_Input material_
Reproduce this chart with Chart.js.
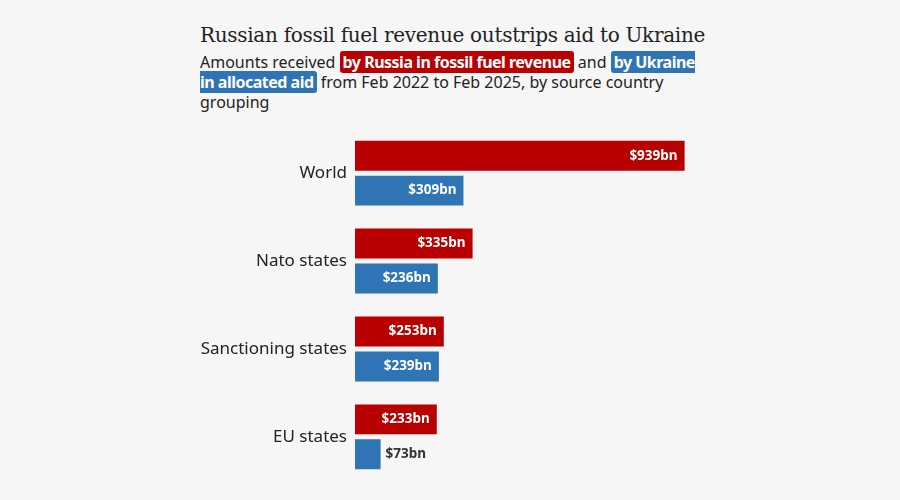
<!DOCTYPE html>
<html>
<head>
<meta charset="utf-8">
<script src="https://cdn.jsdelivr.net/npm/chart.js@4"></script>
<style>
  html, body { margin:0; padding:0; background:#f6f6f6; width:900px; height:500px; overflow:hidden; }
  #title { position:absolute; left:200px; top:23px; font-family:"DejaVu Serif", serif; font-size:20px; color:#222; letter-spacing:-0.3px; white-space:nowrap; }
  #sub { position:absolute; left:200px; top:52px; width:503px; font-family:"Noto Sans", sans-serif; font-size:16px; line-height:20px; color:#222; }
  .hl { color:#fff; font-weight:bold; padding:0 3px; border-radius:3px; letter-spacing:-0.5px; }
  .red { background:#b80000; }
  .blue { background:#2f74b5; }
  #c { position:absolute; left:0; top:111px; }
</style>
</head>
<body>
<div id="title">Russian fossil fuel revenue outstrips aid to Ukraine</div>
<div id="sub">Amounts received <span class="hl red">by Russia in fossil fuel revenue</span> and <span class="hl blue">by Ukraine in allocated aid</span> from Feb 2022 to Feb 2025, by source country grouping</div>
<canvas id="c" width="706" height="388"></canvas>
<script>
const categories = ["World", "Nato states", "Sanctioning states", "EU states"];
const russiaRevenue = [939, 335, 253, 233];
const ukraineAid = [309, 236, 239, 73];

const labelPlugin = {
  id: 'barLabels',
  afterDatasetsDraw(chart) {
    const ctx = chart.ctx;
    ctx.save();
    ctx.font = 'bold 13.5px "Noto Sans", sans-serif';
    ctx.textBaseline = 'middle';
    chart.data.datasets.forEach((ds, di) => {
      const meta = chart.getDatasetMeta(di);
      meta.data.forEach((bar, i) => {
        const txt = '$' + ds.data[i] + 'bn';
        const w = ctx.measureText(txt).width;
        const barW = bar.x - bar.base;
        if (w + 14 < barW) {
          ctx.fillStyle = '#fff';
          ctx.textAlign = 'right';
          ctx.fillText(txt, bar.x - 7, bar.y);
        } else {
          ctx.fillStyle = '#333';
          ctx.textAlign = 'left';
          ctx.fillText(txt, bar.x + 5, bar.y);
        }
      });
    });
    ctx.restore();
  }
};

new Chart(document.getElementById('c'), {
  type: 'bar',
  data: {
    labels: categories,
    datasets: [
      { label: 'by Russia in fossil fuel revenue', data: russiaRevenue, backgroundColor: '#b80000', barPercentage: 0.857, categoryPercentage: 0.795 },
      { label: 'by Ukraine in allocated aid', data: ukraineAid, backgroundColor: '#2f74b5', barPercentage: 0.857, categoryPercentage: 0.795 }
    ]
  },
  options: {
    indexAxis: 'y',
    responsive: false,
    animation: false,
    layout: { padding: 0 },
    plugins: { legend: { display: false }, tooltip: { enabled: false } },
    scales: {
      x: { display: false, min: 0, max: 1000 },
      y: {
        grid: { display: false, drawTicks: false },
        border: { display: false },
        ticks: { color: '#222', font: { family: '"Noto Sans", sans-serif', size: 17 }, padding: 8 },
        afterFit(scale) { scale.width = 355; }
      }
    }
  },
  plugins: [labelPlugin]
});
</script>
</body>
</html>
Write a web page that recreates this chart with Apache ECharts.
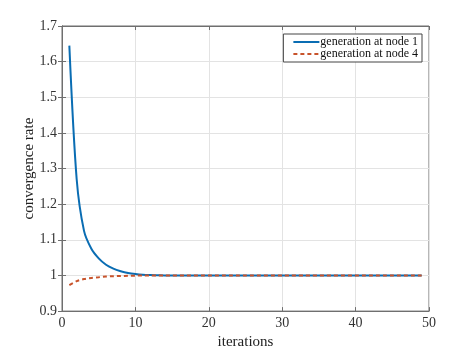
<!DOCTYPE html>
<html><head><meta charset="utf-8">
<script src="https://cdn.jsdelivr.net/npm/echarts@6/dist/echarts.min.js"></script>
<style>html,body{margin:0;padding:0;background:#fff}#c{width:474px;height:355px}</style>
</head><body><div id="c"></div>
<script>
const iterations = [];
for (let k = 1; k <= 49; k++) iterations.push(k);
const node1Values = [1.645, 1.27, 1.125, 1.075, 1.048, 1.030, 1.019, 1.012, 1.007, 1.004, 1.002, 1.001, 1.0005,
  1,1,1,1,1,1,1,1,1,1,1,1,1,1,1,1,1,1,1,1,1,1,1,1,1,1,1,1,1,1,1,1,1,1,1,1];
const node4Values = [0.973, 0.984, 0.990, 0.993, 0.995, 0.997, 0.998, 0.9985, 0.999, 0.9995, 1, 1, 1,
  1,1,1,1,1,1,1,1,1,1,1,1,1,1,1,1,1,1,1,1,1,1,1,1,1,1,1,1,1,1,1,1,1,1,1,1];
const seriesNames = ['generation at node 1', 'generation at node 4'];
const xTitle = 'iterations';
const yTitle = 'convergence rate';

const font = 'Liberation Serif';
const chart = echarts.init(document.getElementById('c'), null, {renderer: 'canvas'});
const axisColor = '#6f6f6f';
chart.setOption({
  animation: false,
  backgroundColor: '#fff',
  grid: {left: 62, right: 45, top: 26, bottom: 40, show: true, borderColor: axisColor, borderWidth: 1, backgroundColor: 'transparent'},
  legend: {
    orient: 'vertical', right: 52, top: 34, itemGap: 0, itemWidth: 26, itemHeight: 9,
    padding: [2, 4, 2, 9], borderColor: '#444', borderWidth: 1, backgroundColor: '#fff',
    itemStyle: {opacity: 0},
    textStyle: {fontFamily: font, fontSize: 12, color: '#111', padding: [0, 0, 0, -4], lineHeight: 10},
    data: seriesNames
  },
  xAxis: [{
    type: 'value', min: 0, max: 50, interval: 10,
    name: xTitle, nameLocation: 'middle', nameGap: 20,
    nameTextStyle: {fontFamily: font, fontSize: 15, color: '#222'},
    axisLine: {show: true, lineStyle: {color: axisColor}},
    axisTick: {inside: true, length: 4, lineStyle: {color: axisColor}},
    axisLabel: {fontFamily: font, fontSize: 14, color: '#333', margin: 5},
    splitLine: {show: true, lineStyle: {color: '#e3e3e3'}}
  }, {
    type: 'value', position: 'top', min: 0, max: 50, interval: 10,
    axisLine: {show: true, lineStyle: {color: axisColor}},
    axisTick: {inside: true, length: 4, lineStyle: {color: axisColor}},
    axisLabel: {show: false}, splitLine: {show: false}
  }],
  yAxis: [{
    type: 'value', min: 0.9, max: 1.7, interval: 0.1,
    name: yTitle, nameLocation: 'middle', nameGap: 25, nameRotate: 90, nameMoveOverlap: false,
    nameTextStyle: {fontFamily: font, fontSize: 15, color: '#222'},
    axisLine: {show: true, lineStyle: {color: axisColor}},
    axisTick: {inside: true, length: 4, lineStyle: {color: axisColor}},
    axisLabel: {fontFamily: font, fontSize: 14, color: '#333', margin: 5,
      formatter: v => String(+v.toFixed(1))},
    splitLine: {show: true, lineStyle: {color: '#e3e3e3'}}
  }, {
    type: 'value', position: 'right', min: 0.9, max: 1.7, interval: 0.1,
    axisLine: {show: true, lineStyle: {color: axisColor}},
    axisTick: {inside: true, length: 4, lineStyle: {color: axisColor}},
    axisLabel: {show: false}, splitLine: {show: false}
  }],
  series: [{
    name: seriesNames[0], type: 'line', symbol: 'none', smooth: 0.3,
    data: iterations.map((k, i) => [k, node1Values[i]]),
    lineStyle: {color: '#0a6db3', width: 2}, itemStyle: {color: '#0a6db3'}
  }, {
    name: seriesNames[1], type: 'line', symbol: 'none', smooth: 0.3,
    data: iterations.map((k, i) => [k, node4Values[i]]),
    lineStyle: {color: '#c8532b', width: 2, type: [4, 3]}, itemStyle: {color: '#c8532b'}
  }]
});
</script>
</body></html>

_Requirement_
Retype the records exactly. Any image in them should not appear in what you write.

_Answer below_
Reproduce this chart with Chart.js.
<!DOCTYPE html>
<html>
<head>
<meta charset="utf-8">
<script src="https://cdn.jsdelivr.net/npm/chart.js@4"></script>
<style>
  html, body { margin:0; padding:0; background:#f6f6f6; width:900px; height:500px; overflow:hidden; }
  #title { position:absolute; left:200px; top:23px; font-family:"DejaVu Serif", serif; font-size:20px; color:#222; letter-spacing:-0.3px; white-space:nowrap; }
  #sub { position:absolute; left:200px; top:52px; width:503px; font-family:"Noto Sans", sans-serif; font-size:16px; line-height:20px; color:#222; }
  .hl { color:#fff; font-weight:bold; padding:0 3px; border-radius:3px; letter-spacing:-0.5px; }
  .red { background:#b80000; }
  .blue { background:#2f74b5; }
  #c { position:absolute; left:0; top:111px; }
</style>
</head>
<body>
<div id="title">Russian fossil fuel revenue outstrips aid to Ukraine</div>
<div id="sub">Amounts received <span class="hl red">by Russia in fossil fuel revenue</span> and <span class="hl blue">by Ukraine in allocated aid</span> from Feb 2022 to Feb 2025, by source country grouping</div>
<canvas id="c" width="706" height="388"></canvas>
<script>
const categories = ["World", "Nato states", "Sanctioning states", "EU states"];
const russiaRevenue = [939, 335, 253, 233];
const ukraineAid = [309, 236, 239, 73];

const labelPlugin = {
  id: 'barLabels',
  afterDatasetsDraw(chart) {
    const ctx = chart.ctx;
    ctx.save();
    ctx.font = 'bold 13.5px "Noto Sans", sans-serif';
    ctx.textBaseline = 'middle';
    chart.data.datasets.forEach((ds, di) => {
      const meta = chart.getDatasetMeta(di);
      meta.data.forEach((bar, i) => {
        const txt = '$' + ds.data[i] + 'bn';
        const w = ctx.measureText(txt).width;
        const barW = bar.x - bar.base;
        if (w + 14 < barW) {
          ctx.fillStyle = '#fff';
          ctx.textAlign = 'right';
          ctx.fillText(txt, bar.x - 7, bar.y);
        } else {
          ctx.fillStyle = '#333';
          ctx.textAlign = 'left';
          ctx.fillText(txt, bar.x + 5, bar.y);
        }
      });
    });
    ctx.restore();
  }
};

new Chart(document.getElementById('c'), {
  type: 'bar',
  data: {
    labels: categories,
    datasets: [
      { label: 'by Russia in fossil fuel revenue', data: russiaRevenue, backgroundColor: '#b80000', barPercentage: 0.857, categoryPercentage: 0.795 },
      { label: 'by Ukraine in allocated aid', data: ukraineAid, backgroundColor: '#2f74b5', barPercentage: 0.857, categoryPercentage: 0.795 }
    ]
  },
  options: {
    indexAxis: 'y',
    responsive: false,
    animation: false,
    layout: { padding: 0 },
    plugins: { legend: { display: false }, tooltip: { enabled: false } },
    scales: {
      x: { display: false, min: 0, max: 1000 },
      y: {
        grid: { display: false, drawTicks: false },
        border: { display: false },
        ticks: { color: '#222', font: { family: '"Noto Sans", sans-serif', size: 17 }, padding: 8 },
        afterFit(scale) { scale.width = 355; }
      }
    }
  },
  plugins: [labelPlugin]
});
</script>
</body>
</html>
Write a web page that recreates this chart with Apache ECharts.
<!DOCTYPE html>
<html><head><meta charset="utf-8">
<script src="https://cdn.jsdelivr.net/npm/echarts@6/dist/echarts.min.js"></script>
<style>html,body{margin:0;padding:0;background:#fff}#c{width:474px;height:355px}</style>
</head><body><div id="c"></div>
<script>
const iterations = [];
for (let k = 1; k <= 49; k++) iterations.push(k);
const node1Values = [1.645, 1.27, 1.125, 1.075, 1.048, 1.030, 1.019, 1.012, 1.007, 1.004, 1.002, 1.001, 1.0005,
  1,1,1,1,1,1,1,1,1,1,1,1,1,1,1,1,1,1,1,1,1,1,1,1,1,1,1,1,1,1,1,1,1,1,1,1];
const node4Values = [0.973, 0.984, 0.990, 0.993, 0.995, 0.997, 0.998, 0.9985, 0.999, 0.9995, 1, 1, 1,
  1,1,1,1,1,1,1,1,1,1,1,1,1,1,1,1,1,1,1,1,1,1,1,1,1,1,1,1,1,1,1,1,1,1,1,1];
const seriesNames = ['generation at node 1', 'generation at node 4'];
const xTitle = 'iterations';
const yTitle = 'convergence rate';

const font = 'Liberation Serif';
const chart = echarts.init(document.getElementById('c'), null, {renderer: 'canvas'});
const axisColor = '#6f6f6f';
chart.setOption({
  animation: false,
  backgroundColor: '#fff',
  grid: {left: 62, right: 45, top: 26, bottom: 40, show: true, borderColor: axisColor, borderWidth: 1, backgroundColor: 'transparent'},
  legend: {
    orient: 'vertical', right: 52, top: 34, itemGap: 0, itemWidth: 26, itemHeight: 9,
    padding: [2, 4, 2, 9], borderColor: '#444', borderWidth: 1, backgroundColor: '#fff',
    itemStyle: {opacity: 0},
    textStyle: {fontFamily: font, fontSize: 12, color: '#111', padding: [0, 0, 0, -4], lineHeight: 10},
    data: seriesNames
  },
  xAxis: [{
    type: 'value', min: 0, max: 50, interval: 10,
    name: xTitle, nameLocation: 'middle', nameGap: 20,
    nameTextStyle: {fontFamily: font, fontSize: 15, color: '#222'},
    axisLine: {show: true, lineStyle: {color: axisColor}},
    axisTick: {inside: true, length: 4, lineStyle: {color: axisColor}},
    axisLabel: {fontFamily: font, fontSize: 14, color: '#333', margin: 5},
    splitLine: {show: true, lineStyle: {color: '#e3e3e3'}}
  }, {
    type: 'value', position: 'top', min: 0, max: 50, interval: 10,
    axisLine: {show: true, lineStyle: {color: axisColor}},
    axisTick: {inside: true, length: 4, lineStyle: {color: axisColor}},
    axisLabel: {show: false}, splitLine: {show: false}
  }],
  yAxis: [{
    type: 'value', min: 0.9, max: 1.7, interval: 0.1,
    name: yTitle, nameLocation: 'middle', nameGap: 25, nameRotate: 90, nameMoveOverlap: false,
    nameTextStyle: {fontFamily: font, fontSize: 15, color: '#222'},
    axisLine: {show: true, lineStyle: {color: axisColor}},
    axisTick: {inside: true, length: 4, lineStyle: {color: axisColor}},
    axisLabel: {fontFamily: font, fontSize: 14, color: '#333', margin: 5,
      formatter: v => String(+v.toFixed(1))},
    splitLine: {show: true, lineStyle: {color: '#e3e3e3'}}
  }, {
    type: 'value', position: 'right', min: 0.9, max: 1.7, interval: 0.1,
    axisLine: {show: true, lineStyle: {color: axisColor}},
    axisTick: {inside: true, length: 4, lineStyle: {color: axisColor}},
    axisLabel: {show: false}, splitLine: {show: false}
  }],
  series: [{
    name: seriesNames[0], type: 'line', symbol: 'none', smooth: 0.3,
    data: iterations.map((k, i) => [k, node1Values[i]]),
    lineStyle: {color: '#0a6db3', width: 2}, itemStyle: {color: '#0a6db3'}
  }, {
    name: seriesNames[1], type: 'line', symbol: 'none', smooth: 0.3,
    data: iterations.map((k, i) => [k, node4Values[i]]),
    lineStyle: {color: '#c8532b', width: 2, type: [4, 3]}, itemStyle: {color: '#c8532b'}
  }]
});
</script>
</body></html>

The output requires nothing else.